#### [AIM OF THE TASK]
Retype the run of lines that opens with the line containing "Write a web" and closes with the line containing "const width = 864, height = 711;", exactly and inclusively, but skip the pictures.

#### [GIVEN DATA]

* * *

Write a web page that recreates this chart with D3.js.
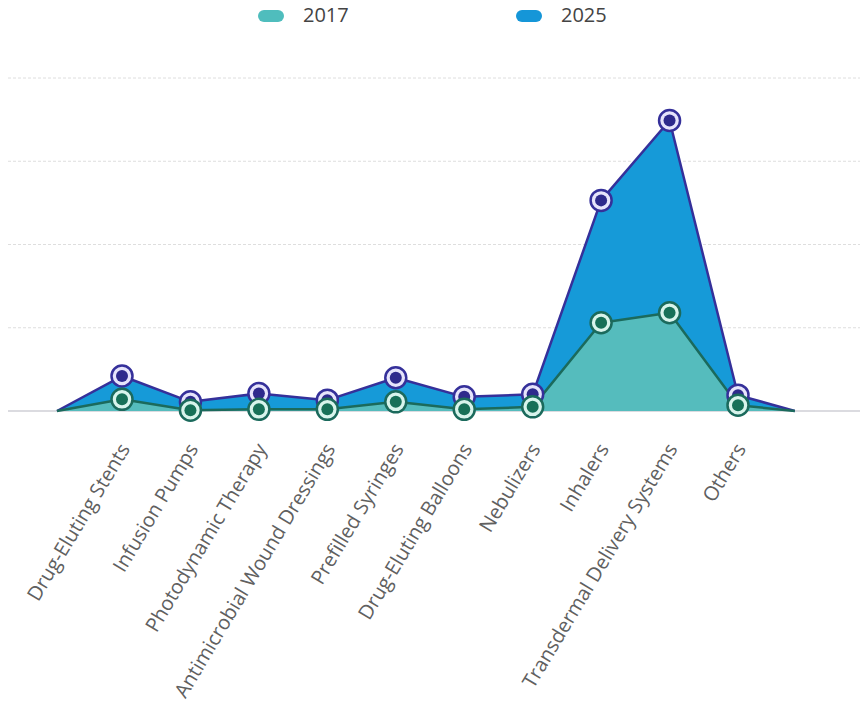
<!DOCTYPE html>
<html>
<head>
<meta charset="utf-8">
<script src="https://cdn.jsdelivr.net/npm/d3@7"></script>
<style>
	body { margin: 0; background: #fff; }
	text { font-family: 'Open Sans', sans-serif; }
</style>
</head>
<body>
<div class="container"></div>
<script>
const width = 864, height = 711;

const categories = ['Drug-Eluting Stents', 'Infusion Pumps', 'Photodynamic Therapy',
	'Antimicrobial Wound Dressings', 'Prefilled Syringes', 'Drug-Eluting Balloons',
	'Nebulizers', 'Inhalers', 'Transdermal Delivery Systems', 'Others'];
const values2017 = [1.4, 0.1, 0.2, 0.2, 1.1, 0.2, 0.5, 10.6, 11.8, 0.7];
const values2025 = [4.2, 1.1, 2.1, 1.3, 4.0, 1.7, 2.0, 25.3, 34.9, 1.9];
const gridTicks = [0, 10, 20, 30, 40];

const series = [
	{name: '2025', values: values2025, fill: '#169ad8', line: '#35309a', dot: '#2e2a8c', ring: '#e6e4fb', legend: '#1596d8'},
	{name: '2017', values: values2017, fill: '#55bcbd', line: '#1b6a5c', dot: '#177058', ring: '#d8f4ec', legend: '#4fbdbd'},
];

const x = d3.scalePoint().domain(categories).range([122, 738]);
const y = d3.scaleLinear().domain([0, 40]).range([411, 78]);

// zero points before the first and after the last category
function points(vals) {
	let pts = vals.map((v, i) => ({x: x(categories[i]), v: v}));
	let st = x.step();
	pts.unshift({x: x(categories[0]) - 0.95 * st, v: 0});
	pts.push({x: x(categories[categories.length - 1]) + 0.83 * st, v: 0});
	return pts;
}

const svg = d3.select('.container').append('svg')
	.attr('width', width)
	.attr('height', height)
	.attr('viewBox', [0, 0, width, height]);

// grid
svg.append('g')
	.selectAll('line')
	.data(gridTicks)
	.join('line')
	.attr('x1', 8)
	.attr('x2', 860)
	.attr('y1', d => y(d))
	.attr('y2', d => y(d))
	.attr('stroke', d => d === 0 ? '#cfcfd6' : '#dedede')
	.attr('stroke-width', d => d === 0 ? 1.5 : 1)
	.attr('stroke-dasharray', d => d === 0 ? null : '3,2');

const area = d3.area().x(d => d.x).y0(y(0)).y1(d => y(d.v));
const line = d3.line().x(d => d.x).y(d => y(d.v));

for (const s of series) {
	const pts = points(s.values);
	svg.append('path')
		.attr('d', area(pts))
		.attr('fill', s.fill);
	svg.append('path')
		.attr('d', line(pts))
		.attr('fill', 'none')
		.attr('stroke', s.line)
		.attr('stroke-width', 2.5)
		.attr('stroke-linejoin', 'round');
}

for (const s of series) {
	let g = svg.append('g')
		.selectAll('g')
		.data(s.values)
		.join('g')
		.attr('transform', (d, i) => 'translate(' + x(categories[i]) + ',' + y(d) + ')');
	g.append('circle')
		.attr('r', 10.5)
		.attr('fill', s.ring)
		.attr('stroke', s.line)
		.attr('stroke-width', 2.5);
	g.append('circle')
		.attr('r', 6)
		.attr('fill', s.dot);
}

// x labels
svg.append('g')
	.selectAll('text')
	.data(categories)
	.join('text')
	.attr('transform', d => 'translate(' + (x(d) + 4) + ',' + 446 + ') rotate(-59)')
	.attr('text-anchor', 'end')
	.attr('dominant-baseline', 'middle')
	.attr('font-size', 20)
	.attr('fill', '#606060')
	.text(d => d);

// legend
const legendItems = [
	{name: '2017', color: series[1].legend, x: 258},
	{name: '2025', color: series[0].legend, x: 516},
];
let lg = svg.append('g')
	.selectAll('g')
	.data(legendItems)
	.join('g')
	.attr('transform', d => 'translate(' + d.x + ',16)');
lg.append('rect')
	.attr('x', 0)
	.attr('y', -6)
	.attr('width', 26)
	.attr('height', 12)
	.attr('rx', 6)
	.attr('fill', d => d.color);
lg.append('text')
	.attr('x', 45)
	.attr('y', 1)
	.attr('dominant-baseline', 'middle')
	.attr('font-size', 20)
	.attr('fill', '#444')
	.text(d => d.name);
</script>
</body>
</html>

* * *

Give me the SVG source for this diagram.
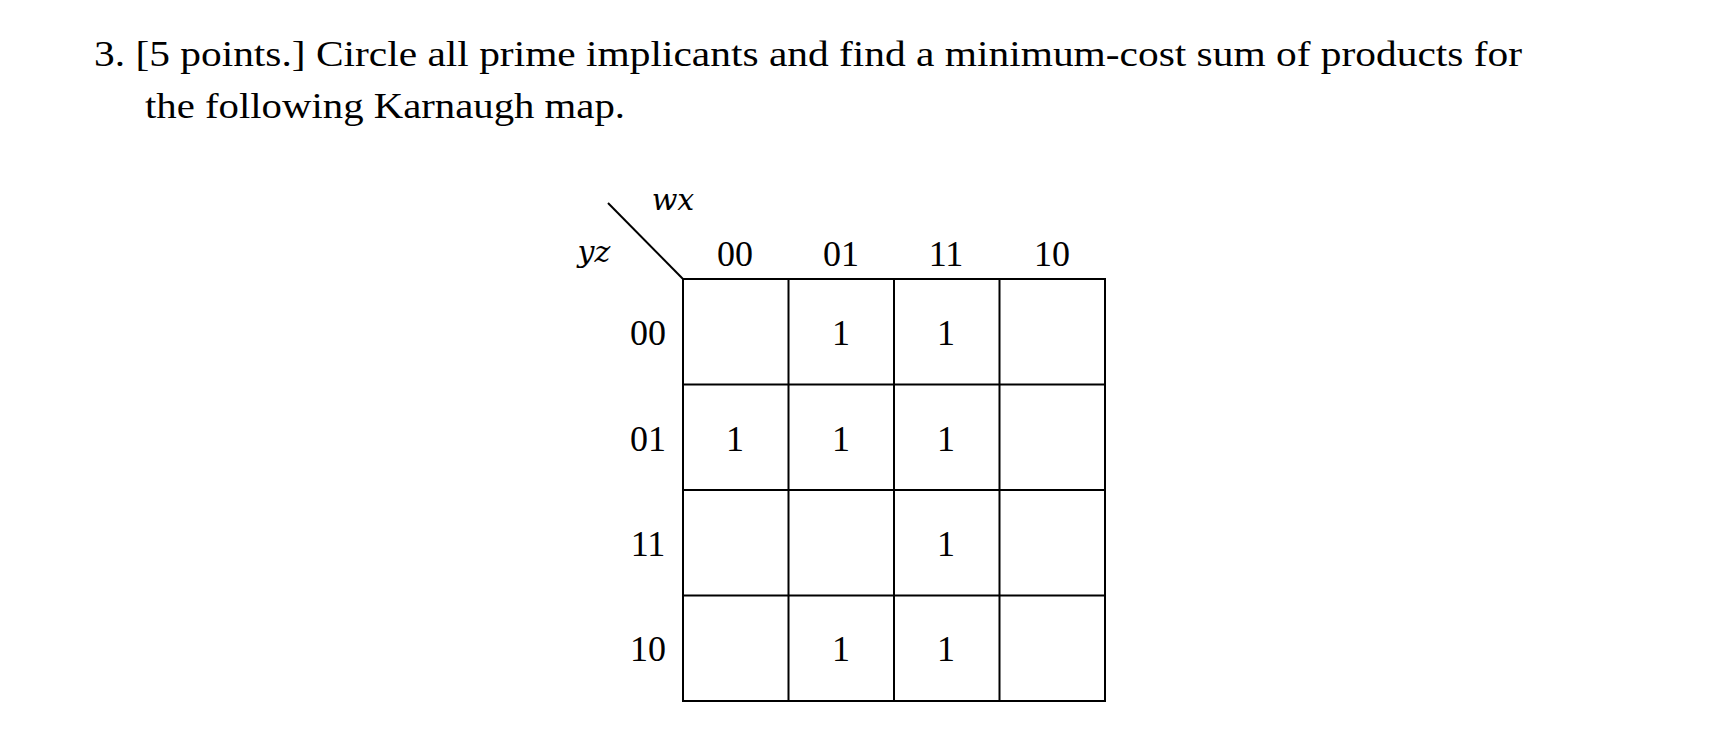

* * *

#### [SOLUTION]
Write a web page that recreates this chart with D3.js.
<!DOCTYPE html>
<html>
<head>
<meta charset="utf-8">
<script src="https://cdn.jsdelivr.net/npm/d3@7"></script>
<style>
	body { margin: 0; background: #fff; }
	text { font-family: 'Open Sans', sans-serif; }
</style>
</head>
<body>
<div class="container"></div>
<script>
const width = 864, height = 711;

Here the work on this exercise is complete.